WASHINGTON. — Washington -- When the government agreed to break up the Bell telephone monopoly almost a decade ago, the largest corporate reorganization in U.S. history was certain to create confusion. One would hope that after eight years the new industry structure would be settled on a clear, positive course. Unfortunately, the end of the turmoil is not in sight and the worst may be yet to come.
On the positive side, the once-exclusive domain of Ma Bell was shaken by competitive forces that produced new services and lower prices for some people and businesses.
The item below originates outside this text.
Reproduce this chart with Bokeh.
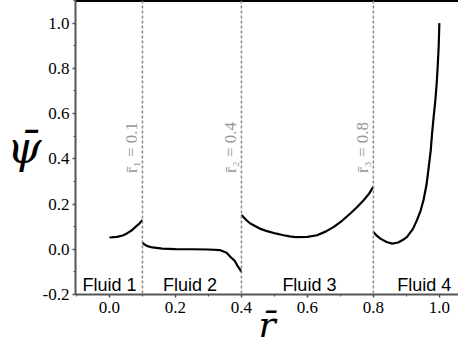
import numpy as np
from bokeh.plotting import figure
from bokeh.models import LinearAxis, FixedTicker, SingleIntervalTicker, Span, ColumnDataSource, PrintfTickFormatter
from bokeh.core.properties import value
from bokeh.embed import file_html
from bokeh.resources import INLINE

# ---- data ----
fluid1_x = [0.0, 0.023, 0.04, 0.053, 0.067, 0.079, 0.09, 0.1]
fluid1_y = [0.052, 0.055, 0.061, 0.070, 0.083, 0.099, 0.113, 0.129]

fluid2_x = [0.1, 0.105, 0.115, 0.13, 0.16, 0.2, 0.25, 0.3, 0.336, 0.355, 0.367, 0.38, 0.387, 0.395, 0.4]
fluid2_y = [0.030, 0.022, 0.014, 0.008, 0.003, 0.001, 0.0, -0.001, -0.004, -0.015, -0.034, -0.052, -0.071, -0.088, -0.100]

fluid3_x = [0.4, 0.417, 0.427, 0.458, 0.478, 0.503, 0.528, 0.546, 0.564, 0.6, 0.629, 0.655, 0.68, 0.705, 0.73, 0.751, 0.771, 0.787, 0.8]
fluid3_y = [0.152, 0.126, 0.114, 0.090, 0.080, 0.070, 0.062, 0.057, 0.054, 0.055, 0.062, 0.078, 0.099, 0.126, 0.158, 0.187, 0.218, 0.246, 0.277]

fluid4_x = [0.8, 0.81, 0.821, 0.84, 0.857, 0.875, 0.89, 0.902, 0.92, 0.932, 0.943, 0.952, 0.961, 0.968, 0.974, 0.978, 0.983, 0.988, 0.992, 0.995, 0.998, 1.0]
fluid4_y = [0.077, 0.060, 0.047, 0.032, 0.025, 0.030, 0.042, 0.055, 0.090, 0.129, 0.170, 0.218, 0.285, 0.366, 0.440, 0.514, 0.590, 0.662, 0.735, 0.810, 0.900, 1.0]

interfaces = [0.1, 0.4, 0.8]
interface_labels = ["r\u0304\u2081 = 0.1", "r\u0304\u2082 = 0.4", "r\u0304\u2083 = 0.8"]

fluid_names = ["Fluid 1", "Fluid 2", "Fluid 3", "Fluid 4"]
fluid_label_x = [0.0, 0.244, 0.606, 0.954]

SERIF = "Liberation Serif"
MATH = "DejaVu Serif"
SANS = "Liberation Sans"

p = figure(width=458, height=348, x_range=(-0.103, 1.058), y_range=(-0.2, 1.1),
           output_backend="svg", toolbar_location=None,
           min_border_left=75, min_border_right=0, min_border_top=0, min_border_bottom=54)
p.outline_line_color = None
p.xgrid.visible = False
p.ygrid.visible = False
p.background_fill_color = "white"

for ax in (p.xaxis[0], p.yaxis[0]):
    ax.ticker = SingleIntervalTicker(interval=0.2, num_minor_ticks=2)
    ax.formatter = PrintfTickFormatter(format="%.1f")
    ax.axis_line_color = "#555555"
    ax.axis_line_width = 2
    ax.major_tick_line_color = "#555555"
    ax.minor_tick_line_color = "#555555"
    ax.major_tick_line_width = 1.5
    ax.minor_tick_line_width = 1
    ax.major_tick_out = 3
    ax.major_tick_in = 0
    ax.minor_tick_out = 2
    ax.minor_tick_in = 0
    ax.major_label_text_font = SERIF
    ax.major_label_text_font_size = "17px"
    ax.major_label_text_color = "black"
    ax.axis_label_text_font = MATH
    ax.axis_label_text_font_style = "italic"
    ax.axis_label_text_color = "black"

p.yaxis[0].axis_label = "\u03c8\u0304"
p.yaxis[0].axis_label_text_font_size = "44px"
p.yaxis[0].axis_label_orientation = "horizontal"
p.yaxis[0].axis_label_standoff = -2
p.yaxis[0].major_label_standoff = 3

p.xaxis[0].axis_label = "r\u0304"
p.xaxis[0].axis_label_text_font_size = "36px"
p.xaxis[0].axis_label_standoff = -12
p.xaxis[0].major_label_standoff = 4

top = LinearAxis(ticker=FixedTicker(ticks=[]), axis_line_color="black", axis_line_width=3,
                 major_tick_out=0, major_tick_in=0, minor_tick_out=0, minor_tick_in=0,
                 major_label_text_font_size="0px")
p.add_layout(top, "above")

for xi in interfaces:
    p.add_layout(Span(location=xi, dimension="height", line_color="#888888",
                      line_width=1.5, line_dash="3 2"))

for xs, ys in [(fluid1_x, fluid1_y), (fluid2_x, fluid2_y), (fluid3_x, fluid3_y), (fluid4_x, fluid4_y)]:
    p.line(xs, ys, line_color="black", line_width=2.2)

lab_src = ColumnDataSource(dict(x=[xi - 0.033 for xi in interfaces], y=[0.45] * 3, t=interface_labels))
p.text(x="x", y="y", text="t", source=lab_src, angle=np.pi / 2, text_align="center",
       text_baseline="middle", text_font=value(SERIF), text_font_size="17px", text_color="#999999")

fl_src = ColumnDataSource(dict(x=fluid_label_x, y=[-0.157] * 4, t=fluid_names))
p.text(x="x", y="y", text="t", source=fl_src, text_align="center", text_baseline="alphabetic",
       text_font=value(SANS), text_font_size="18px", text_color="black")

open("out.html", "w").write(file_html(p, INLINE))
The telephone-equipment market and the fledgling information service industry are real bright spots.
On the negative side, the break-up created seven regional Bell Operating Companies with a continuing monopoly on local service and the freedom to enter unregulated businesses. Unfortunately, as a recent report by the Consumer Federation of America shows, the ''Baby Bells'' have used their leverage to jack up local telephone rates, increase profits and undermine competition wherever it touches the local monopoly network.
A careful review of the record produces an alarming finding: the 1980s were the first decade since the turn of the century in which local rates have gone up in real terms. Behind these rate increases are overcharges on local bills of about $30 billion.
* Worse still, this money has not been used to improve service. It has been funneled into unregulated activities like real estate, foreign currency deals and the purchase of foreign telephone companies.
* Excessive local telephone rates are only part of the story. As the Bell companies moved into unregulated activities, their anti-competitive and anti-consumer behavior expanded sharply.
* The Baby Bells can make ratepayers foot the bill for unnecessary equipment and services. In Florida, Southern Bell used this ''gold plating'' to justify a speculative $100-million investment in fiber optic transmission lines.
* The Bells can load the cost of competitive services onto those of local phone service. NYNEX drained telephone revenues of morer than $100 million into an unregulated affiliate, then sought a rate hike to cover the shortfall.
* The Bells can restrict the supply of services, exploit consumer ignorance and engage in deceptive practices. Bell of Pennsylvania paid $42 million to settle charges that it had deceptively sold customers more ''intelligent network'' services than needed or desired.
* The Bells can charge costs to the wrong services and mis-allocate profits. Regulators in 19 states accused the Bells of allocating Yellow Page advertising profits of hundreds of millions of dollars to out-of-state subsidiaries rather than using them to keep phone rates down.
* The Bells can dictate whether, how and when competitors can deliver services over the local network. In Georgia, Southern Bell made it so difficult and expensive for competitors to offer voice messaging services that regulators had to order Bell to virtually cease all its own marketing.
* The Bells can use their captive rate bases to target consumers for new services. When consumers asked about competitive services, Pacific Bell referred them to its affiliates and kept them away from independent providers.
* The Bells also can use their clout and unique position to influence politicians and regulators. Michigan Bell recently used information from customer billing records to identify subscribers as targets of their lobbying. When they ''telemarketed'' these customers to support their position, they offered direct, free calls to legislators.
The end of abuse is nowhere in sight. Past problems occurred in spite of major restrictions on the businesses the Bells were allowed to go into, but even those restrictions are being lifted. The federal courts have already opened the door for them to enter the information services business and the Congress is considering letting them manufacture the equipment used in their networks.
As a result, the opportunity to abuse ratepayers, competitors and consumers is about to expand dramatically and the Bells have shown every inclination to exploit the situation. Only the Congress can prevent the Bell companies from extending their anti-consumer, anti-competitive practices into the information services market.
After $30 billion and dozens of cases of fraudulent marketing, blatant cross-subsidy and attacks on competition, enough is enough. The Congress must protect consumers from further rate hikes and expanding telephone monopolies.
Mark N. Cooper is director of research at the Consumer Federation of America, the nation's largest consumer-advocacy group.